Question

What kind of transformation converts the graph of f(x)=4x–10 into the graph of g(x)=4x+10?

Answer

**step1** Understanding the problem

We are given two mathematical expressions that describe lines: f(x) = 4x - 10 and g(x) = 4x + 10. We need to figure out how the graph of the first expression, f(x), changes to become the graph of the second expression, g(x).

**step2** Comparing the parts of the expressions

Let's look at f(x) and g(x) carefully:
f(x) = 4x - 10
g(x) = 4x + 10
We can see that both expressions have "4x" as a part. This means that for any given number 'x', the portion of the value that comes from '4 times x' is exactly the same for both expressions.
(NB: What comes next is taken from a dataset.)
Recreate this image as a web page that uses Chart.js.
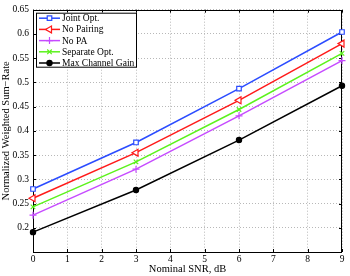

The only part that is different is the number that is added or subtracted at the very end.

**step3** Calculating the change in the number not multiplied by x

In f(x), the number that is not multiplied by 'x' is -10.
In g(x), the number that is not multiplied by 'x' is +10.
To find out how much this number changed, we can calculate the difference between the new number and the old number:
$$+10 - (-10)$$
$$10 + 10 = 20$$
This calculation tells us that the number not multiplied by 'x' increased by 20.
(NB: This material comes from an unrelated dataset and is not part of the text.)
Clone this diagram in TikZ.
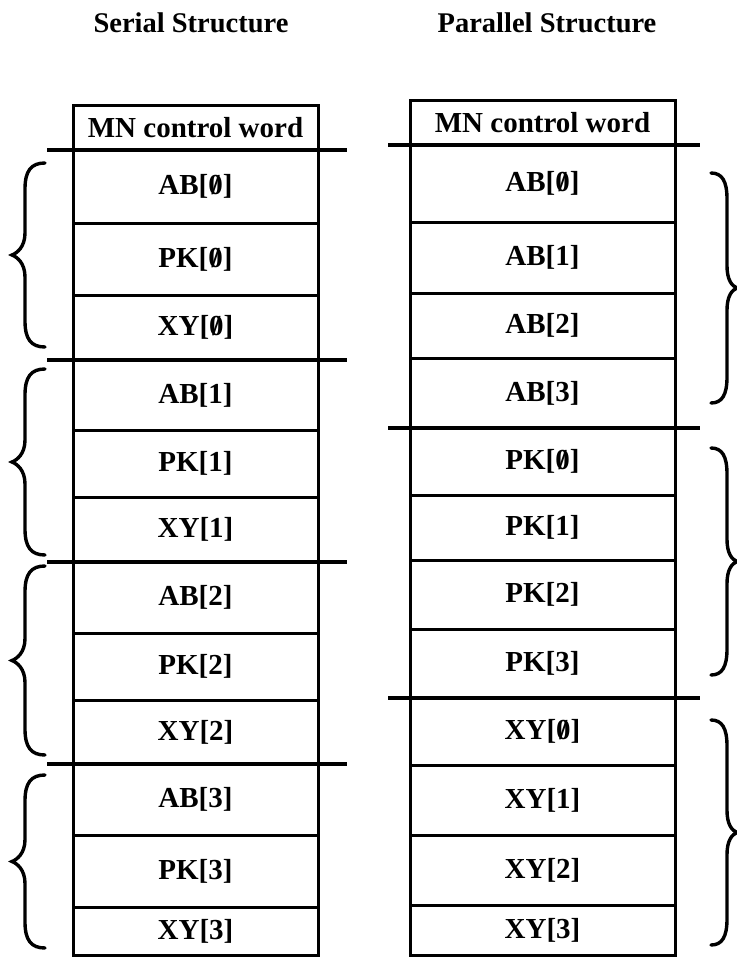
\documentclass[tikz,border=0pt]{standalone}
\usepackage{fontspec}
\setmainfont{Liberation Serif}

% slashed zero
\newcommand\sz{\ooalign{0\cr\hidewidth/\hidewidth\cr}}

\tikzset{
  cell/.style={draw, line width=3pt, rectangle, inner sep=0pt,
    font=\bfseries\fontsize{29}{29}\selectfont},
  heading/.style={font=\bfseries\fontsize{28.5}{28.5}\selectfont, anchor=base},
  grouprule/.style={line width=3.2pt},
  curl/.style={line width=3.4pt, line cap=round},
}

% one table row: name, x centre, width, top, bottom, text
\newcommand\cellrow[6]{%
  \pgfmathsetmacro\cy{(#4+#5)/2}%
  \pgfmathsetmacro\ch{#5-#4}%
  \node[cell, minimum width=#3pt, minimum height=\ch pt] (#1) at (#2,\cy) {#6};}

% brace opening to the right (drawn left of a table): top, bottom
\newcommand\grpbraceL[2]{%
  \pgfmathsetmacro\bm{(#1+#2)/2}%
  \draw[curl] (45,#1) .. controls (31,#1) and (25,#1+8) .. (25,#1+26)
    -- (25,\bm-22) .. controls (25,\bm-8) and (17,\bm-2) .. (12,\bm)
    .. controls (17,\bm+2) and (25,\bm+8) .. (25,\bm+22)
    -- (25,#2-26) .. controls (25,#2-8) and (31,#2) .. (45,#2);}

% brace opening to the left (drawn right of a table): top, bottom
\newcommand\grpbraceR[2]{%
  \pgfmathsetmacro\bm{(#1+#2)/2}%
  \draw[curl] (711,#1) .. controls (722,#1) and (727,#1+8) .. (727,#1+26)
    -- (727,\bm-22) .. controls (727,\bm-8) and (732,\bm-2) .. (737,\bm)
    .. controls (732,\bm+2) and (727,\bm+8) .. (727,\bm+22)
    -- (727,#2-26) .. controls (727,#2-8) and (722,#2) .. (711,#2);}

\begin{document}
\begin{tikzpicture}[x=1pt,y=-1pt]
\useasboundingbox (0,0) rectangle (736,958);

% headings
\node[heading] (serialtitle) at (191,33) {Serial Structure};
\node[heading] (paralleltitle) at (547,33) {Parallel Structure};

% ---- serial layout ----
\cellrow{sMN}{195.5}{245}{105}{150}{MN control word}
\cellrow{sAB0}{195.5}{245}{150}{223}{AB[\sz]}
\cellrow{sPK0}{195.5}{245}{223}{295}{PK[\sz]}
\cellrow{sXY0}{195.5}{245}{295}{360}{XY[\sz]}
\cellrow{sAB1}{195.5}{245}{360}{430}{AB[1]}
\cellrow{sPK1}{195.5}{245}{430}{497}{PK[1]}
\cellrow{sXY1}{195.5}{245}{497}{562}{XY[1]}
\cellrow{sAB2}{195.5}{245}{562}{633}{AB[2]}
\cellrow{sPK2}{195.5}{245}{633}{700}{PK[2]}
\cellrow{sXY2}{195.5}{245}{700}{764}{XY[2]}
\cellrow{sAB3}{195.5}{245}{764}{835}{AB[3]}
\cellrow{sPK3}{195.5}{245}{835}{907}{PK[3]}
\cellrow{sXY3}{195.5}{245}{907}{955}{XY[3]}

% group separators
\foreach \gy in {150,360,562,764}
  \draw[grouprule] (47,\gy) -- (347,\gy);

\grpbraceL{163}{347}
\grpbraceL{369}{555}
\grpbraceL{566}{755}
\grpbraceL{775}{948}

% ---- parallel layout ----
\cellrow{pMN}{542.5}{265}{100}{145}{MN control word}
\cellrow{pAB0}{542.5}{265}{145}{222}{AB[\sz]}
\cellrow{pAB1}{542.5}{265}{222}{293}{AB[1]}
\cellrow{pAB2}{542.5}{265}{293}{358}{AB[2]}
\cellrow{pAB3}{542.5}{265}{358}{428}{AB[3]}
\cellrow{pPK0}{542.5}{265}{428}{495}{PK[\sz]}
\cellrow{pPK1}{542.5}{265}{495}{560}{PK[1]}
\cellrow{pPK2}{542.5}{265}{560}{629}{PK[2]}
\cellrow{pPK3}{542.5}{265}{629}{698}{PK[3]}
\cellrow{pXY0}{542.5}{265}{698}{765}{XY[\sz]}
\cellrow{pXY1}{542.5}{265}{765}{835}{XY[1]}
\cellrow{pXY2}{542.5}{265}{835}{905}{XY[2]}
\cellrow{pXY3}{542.5}{265}{905}{955}{XY[3]}

\foreach \gy in {145,428,698}
  \draw[grouprule] (388,\gy) -- (700,\gy);

\grpbraceR{173}{403}
\grpbraceR{448}{675}
\grpbraceR{720}{945}
\end{tikzpicture}
\end{document}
**step4** Describing the effect of the change

Since the "4x" part of both expressions is the same, and only the number added at the end changed by adding 20, it means that for every possible value of 'x', the value of g(x) will always be exactly 20 greater than the value of f(x).
This causes the entire graph of f(x) to move straight upwards by 20 units to form the graph of g(x). This kind of movement is called a vertical shift or a vertical translation.